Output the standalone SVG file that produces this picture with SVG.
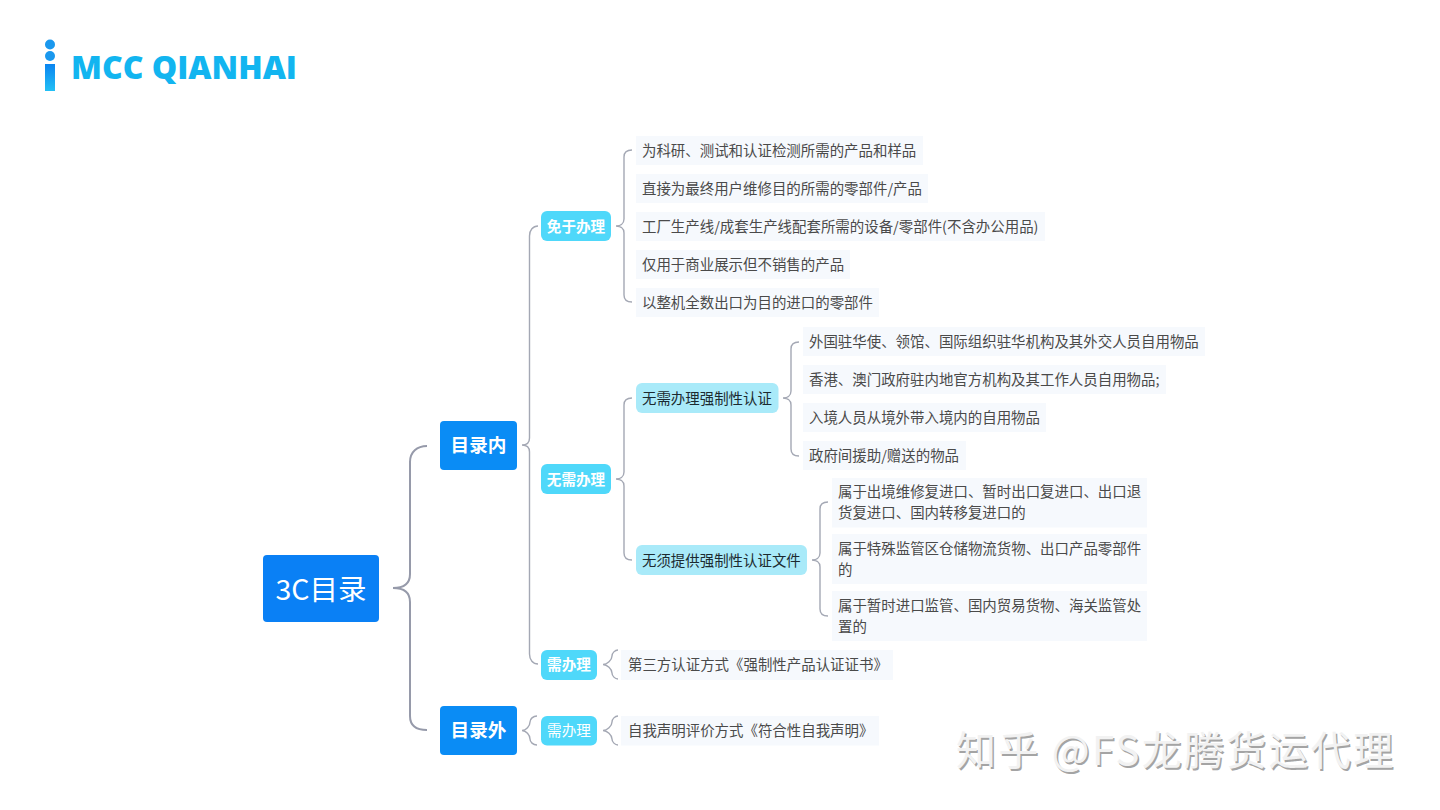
<svg xmlns="http://www.w3.org/2000/svg" width="1440" height="810" viewBox="0 0 1440 810">
<style>
text{font-family:"Noto Sans CJK SC","Noto Sans",sans-serif}
.c{fill:none;stroke:#a4a8b4;stroke-width:1.4}
.c2{fill:none;stroke:#969aaa;stroke-width:2}
.leaf rect{fill:#f6f9fd}
.leaf text{font-size:14.45px;fill:#4a4a4a}
.sub rect{fill:#4fd8fa}
.sub text{font-size:14.6px;font-weight:700;fill:#fff;text-anchor:middle}
.mid rect{fill:#a9eaf9}
.mid text{font-size:14.45px;fill:#1c2a30}
.top rect{fill:#0a8cf5}
.top text{font-size:18.6px;font-weight:700;fill:#fff;text-anchor:middle}
.wm{font-size:40px;letter-spacing:2.300px}
</style>
<defs><linearGradient id="lg" x1="0" y1="0" x2="0" y2="1"><stop offset="0" stop-color="#0a84f0"/><stop offset="1" stop-color="#22c0f5"/></linearGradient></defs>
<g id="logo">
<circle cx="50" cy="44.500" r="5" fill="#1a98ee"/><circle cx="50" cy="56" r="5" fill="#1a98ee"/>
<rect x="45" y="64" width="10" height="27" fill="url(#lg)"/>
<text x="71" y="79" font-size="32" font-weight="800" fill="#12b5f0" style="font-family:'Open Sans','Noto Sans',sans-serif" textLength="226" lengthAdjust="spacingAndGlyphs">MCC QIANHAI</text>
</g>
<g id="connectors">
<path class="c2" d="M393 588C403 588 410 584 410 574V462C410 452 417 446 427 446M393 588C403 588 410 592 410 602V716C410 726 417 730 427 730"/>
<path class="c" d="M522 445C526 445 529.500 443 529.500 438V236C529.500 230 533 226 538 226M522 445C526 445 529.500 447 529.500 452V654C529.500 660 533 664 538 664"/>
<path class="c" d="M616 226C620 226 624 224 624 219V157C624 152 627 150 632 150M616 226C620 226 624 228 624 233V295C624 300 627 302 632 302"/>
<path class="c" d="M616 479C620 479 624 477 624 472V405C624 400 627 398 632 398M616 479C620 479 624 481 624 486V553C624 558 627 560 632 560"/>
<path class="c" d="M783 398C787 398 791 396 791 391V349C791 344 794 342 799 342M783 398C787 398 791 400 791 405V449C791 454 794 456 799 456"/>
<path class="c" d="M812 560C816 560 820 558 820 553V509C820 504 823 502 828 502M812 560C816 560 820 562 820 567V609C820 614 823 616 828 616"/>
<path class="c" d="M603 664.500C607 664.500 612 660 612 656C612 653 615 650 618 650M603 664.500C607 664.500 612 669 612 673C612 676 615 679 618 679"/>
<path class="c" d="M603 730.500C607 730.500 612 726 612 722C612 719 615 716 618 716M603 730.500C607 730.500 612 735 612 739C612 742 615 745 618 745"/>
<path class="c" d="M522 730.500C526 730.500 530 726 530 722C530 719 533 716 537 716M522 730.500C526 730.500 530 735 530 739C530 742 533 745 537 745"/>
</g>
<g id="root"><rect x="263" y="555" width="116" height="67" rx="4" fill="#0a80f5"/><text x="321" y="600" font-size="28.500" fill="#fff" text-anchor="middle">3C目录</text></g>
<g id="n-in" class="top"><rect x="440" y="421" width="77" height="49" rx="4"/><text x="478.500" y="452">目录内</text></g>
<g id="n-out" class="top"><rect x="440" y="706" width="77" height="49" rx="4"/><text x="478.500" y="737">目录外</text></g>
<g id="s1" class="sub"><rect x="541" y="211" width="70" height="30" rx="6"/><text x="576" y="231.500">免于办理</text></g>
<g id="s2" class="sub"><rect x="541" y="464" width="70" height="30" rx="6"/><text x="576" y="484.500">无需办理</text></g>
<g id="s3" class="sub"><rect x="541" y="650" width="56" height="30" rx="6"/><text x="569" y="670">需办理</text></g>
<g id="s4" class="sub"><rect x="541" y="716" width="56" height="29.500" rx="6"/><text x="569" y="736" style="font-weight:400">需办理</text></g>
<g id="m1" class="mid"><rect x="636" y="383" width="142.500" height="30" rx="6"/><text x="642" y="403.500">无需办理强制性认证</text></g>
<g id="m2" class="mid"><rect x="636" y="545" width="171" height="30" rx="6"/><text x="642" y="565.500">无须提供强制性认证文件</text></g>
<g id="l1" class="leaf"><rect x="636" y="136" width="287" height="29"/><text x="642" y="155.500">为科研、测试和认证检测所需的产品和样品</text></g>
<g id="l2" class="leaf"><rect x="636" y="174" width="292" height="29"/><text x="642" y="193.500">直接为最终用户维修目的所需的零部件/产品</text></g>
<g id="l3" class="leaf"><rect x="636" y="212" width="409" height="29"/><text x="642" y="231.500">工厂生产线/成套生产线配套所需的设备/零部件(不含办公用品)</text></g>
<g id="l4" class="leaf"><rect x="636" y="250" width="214" height="29"/><text x="642" y="269.500">仅用于商业展示但不销售的产品</text></g>
<g id="l5" class="leaf"><rect x="636" y="288" width="243" height="29"/><text x="642" y="307.500">以整机全数出口为目的进口的零部件</text></g>
<g id="l6" class="leaf"><rect x="803" y="327" width="402" height="29"/><text x="809" y="347">外国驻华使、领馆、国际组织驻华机构及其外交人员自用物品</text></g>
<g id="l7" class="leaf"><rect x="803" y="365" width="363" height="29"/><text x="809" y="385">香港、澳门政府驻内地官方机构及其工作人员自用物品;</text></g>
<g id="l8" class="leaf"><rect x="803" y="403" width="243" height="29"/><text x="809" y="423">入境人员从境外带入境内的自用物品</text></g>
<g id="l9" class="leaf"><rect x="803" y="441" width="163" height="29"/><text x="809" y="461">政府间援助/赠送的物品</text></g>
<g id="l10" class="leaf"><rect x="832" y="478" width="315" height="49.500"/><text x="838" y="497">属于出境维修复进口、暂时出口复进口、出口退</text><text x="838" y="518">货复进口、国内转移复进口的</text></g>
<g id="l11" class="leaf"><rect x="832" y="534" width="315" height="50"/><text x="838" y="554">属于特殊监管区仓储物流货物、出口产品零部件</text><text x="838" y="575">的</text></g>
<g id="l12" class="leaf"><rect x="832" y="591" width="315" height="50"/><text x="838" y="611">属于暂时进口监管、国内贸易货物、海关监管处</text><text x="838" y="632">置的</text></g>
<g id="l13" class="leaf"><rect x="621" y="650" width="272" height="30"/><text x="628" y="670">第三方认证方式《强制性产品认证证书》</text></g>
<g id="l14" class="leaf"><rect x="621" y="716" width="258" height="29.500"/><text x="628" y="736">自我声明评价方式《符合性自我声明》</text></g>
<g id="watermark">
<text class="wm" x="957.500" y="766.500" fill="#a4a4a4">知乎 @FS龙腾货运代理</text>
<text class="wm" x="956" y="765" fill="#f2f2f2">知乎 @FS龙腾货运代理</text>
</g>
</svg>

▸ Written task: Reproduce the listing above exactly, excluding all pictures.

▸ Solution to the problem:
Output the standalone SVG file that produces this picture with SVG.
<svg xmlns="http://www.w3.org/2000/svg" width="1440" height="810" viewBox="0 0 1440 810">
<style>
text{font-family:"Noto Sans CJK SC","Noto Sans",sans-serif}
.c{fill:none;stroke:#a4a8b4;stroke-width:1.4}
.c2{fill:none;stroke:#969aaa;stroke-width:2}
.leaf rect{fill:#f6f9fd}
.leaf text{font-size:14.45px;fill:#4a4a4a}
.sub rect{fill:#4fd8fa}
.sub text{font-size:14.6px;font-weight:700;fill:#fff;text-anchor:middle}
.mid rect{fill:#a9eaf9}
.mid text{font-size:14.45px;fill:#1c2a30}
.top rect{fill:#0a8cf5}
.top text{font-size:18.6px;font-weight:700;fill:#fff;text-anchor:middle}
.wm{font-size:40px;letter-spacing:2.300px}
</style>
<defs><linearGradient id="lg" x1="0" y1="0" x2="0" y2="1"><stop offset="0" stop-color="#0a84f0"/><stop offset="1" stop-color="#22c0f5"/></linearGradient></defs>
<g id="logo">
<circle cx="50" cy="44.500" r="5" fill="#1a98ee"/><circle cx="50" cy="56" r="5" fill="#1a98ee"/>
<rect x="45" y="64" width="10" height="27" fill="url(#lg)"/>
<text x="71" y="79" font-size="32" font-weight="800" fill="#12b5f0" style="font-family:'Open Sans','Noto Sans',sans-serif" textLength="226" lengthAdjust="spacingAndGlyphs">MCC QIANHAI</text>
</g>
<g id="connectors">
<path class="c2" d="M393 588C403 588 410 584 410 574V462C410 452 417 446 427 446M393 588C403 588 410 592 410 602V716C410 726 417 730 427 730"/>
<path class="c" d="M522 445C526 445 529.500 443 529.500 438V236C529.500 230 533 226 538 226M522 445C526 445 529.500 447 529.500 452V654C529.500 660 533 664 538 664"/>
<path class="c" d="M616 226C620 226 624 224 624 219V157C624 152 627 150 632 150M616 226C620 226 624 228 624 233V295C624 300 627 302 632 302"/>
<path class="c" d="M616 479C620 479 624 477 624 472V405C624 400 627 398 632 398M616 479C620 479 624 481 624 486V553C624 558 627 560 632 560"/>
<path class="c" d="M783 398C787 398 791 396 791 391V349C791 344 794 342 799 342M783 398C787 398 791 400 791 405V449C791 454 794 456 799 456"/>
<path class="c" d="M812 560C816 560 820 558 820 553V509C820 504 823 502 828 502M812 560C816 560 820 562 820 567V609C820 614 823 616 828 616"/>
<path class="c" d="M603 664.500C607 664.500 612 660 612 656C612 653 615 650 618 650M603 664.500C607 664.500 612 669 612 673C612 676 615 679 618 679"/>
<path class="c" d="M603 730.500C607 730.500 612 726 612 722C612 719 615 716 618 716M603 730.500C607 730.500 612 735 612 739C612 742 615 745 618 745"/>
<path class="c" d="M522 730.500C526 730.500 530 726 530 722C530 719 533 716 537 716M522 730.500C526 730.500 530 735 530 739C530 742 533 745 537 745"/>
</g>
<g id="root"><rect x="263" y="555" width="116" height="67" rx="4" fill="#0a80f5"/><text x="321" y="600" font-size="28.500" fill="#fff" text-anchor="middle">3C目录</text></g>
<g id="n-in" class="top"><rect x="440" y="421" width="77" height="49" rx="4"/><text x="478.500" y="452">目录内</text></g>
<g id="n-out" class="top"><rect x="440" y="706" width="77" height="49" rx="4"/><text x="478.500" y="737">目录外</text></g>
<g id="s1" class="sub"><rect x="541" y="211" width="70" height="30" rx="6"/><text x="576" y="231.500">免于办理</text></g>
<g id="s2" class="sub"><rect x="541" y="464" width="70" height="30" rx="6"/><text x="576" y="484.500">无需办理</text></g>
<g id="s3" class="sub"><rect x="541" y="650" width="56" height="30" rx="6"/><text x="569" y="670">需办理</text></g>
<g id="s4" class="sub"><rect x="541" y="716" width="56" height="29.500" rx="6"/><text x="569" y="736" style="font-weight:400">需办理</text></g>
<g id="m1" class="mid"><rect x="636" y="383" width="142.500" height="30" rx="6"/><text x="642" y="403.500">无需办理强制性认证</text></g>
<g id="m2" class="mid"><rect x="636" y="545" width="171" height="30" rx="6"/><text x="642" y="565.500">无须提供强制性认证文件</text></g>
<g id="l1" class="leaf"><rect x="636" y="136" width="287" height="29"/><text x="642" y="155.500">为科研、测试和认证检测所需的产品和样品</text></g>
<g id="l2" class="leaf"><rect x="636" y="174" width="292" height="29"/><text x="642" y="193.500">直接为最终用户维修目的所需的零部件/产品</text></g>
<g id="l3" class="leaf"><rect x="636" y="212" width="409" height="29"/><text x="642" y="231.500">工厂生产线/成套生产线配套所需的设备/零部件(不含办公用品)</text></g>
<g id="l4" class="leaf"><rect x="636" y="250" width="214" height="29"/><text x="642" y="269.500">仅用于商业展示但不销售的产品</text></g>
<g id="l5" class="leaf"><rect x="636" y="288" width="243" height="29"/><text x="642" y="307.500">以整机全数出口为目的进口的零部件</text></g>
<g id="l6" class="leaf"><rect x="803" y="327" width="402" height="29"/><text x="809" y="347">外国驻华使、领馆、国际组织驻华机构及其外交人员自用物品</text></g>
<g id="l7" class="leaf"><rect x="803" y="365" width="363" height="29"/><text x="809" y="385">香港、澳门政府驻内地官方机构及其工作人员自用物品;</text></g>
<g id="l8" class="leaf"><rect x="803" y="403" width="243" height="29"/><text x="809" y="423">入境人员从境外带入境内的自用物品</text></g>
<g id="l9" class="leaf"><rect x="803" y="441" width="163" height="29"/><text x="809" y="461">政府间援助/赠送的物品</text></g>
<g id="l10" class="leaf"><rect x="832" y="478" width="315" height="49.500"/><text x="838" y="497">属于出境维修复进口、暂时出口复进口、出口退</text><text x="838" y="518">货复进口、国内转移复进口的</text></g>
<g id="l11" class="leaf"><rect x="832" y="534" width="315" height="50"/><text x="838" y="554">属于特殊监管区仓储物流货物、出口产品零部件</text><text x="838" y="575">的</text></g>
<g id="l12" class="leaf"><rect x="832" y="591" width="315" height="50"/><text x="838" y="611">属于暂时进口监管、国内贸易货物、海关监管处</text><text x="838" y="632">置的</text></g>
<g id="l13" class="leaf"><rect x="621" y="650" width="272" height="30"/><text x="628" y="670">第三方认证方式《强制性产品认证证书》</text></g>
<g id="l14" class="leaf"><rect x="621" y="716" width="258" height="29.500"/><text x="628" y="736">自我声明评价方式《符合性自我声明》</text></g>
<g id="watermark">
<text class="wm" x="957.500" y="766.500" fill="#a4a4a4">知乎 @FS龙腾货运代理</text>
<text class="wm" x="956" y="765" fill="#f2f2f2">知乎 @FS龙腾货运代理</text>
</g>
</svg>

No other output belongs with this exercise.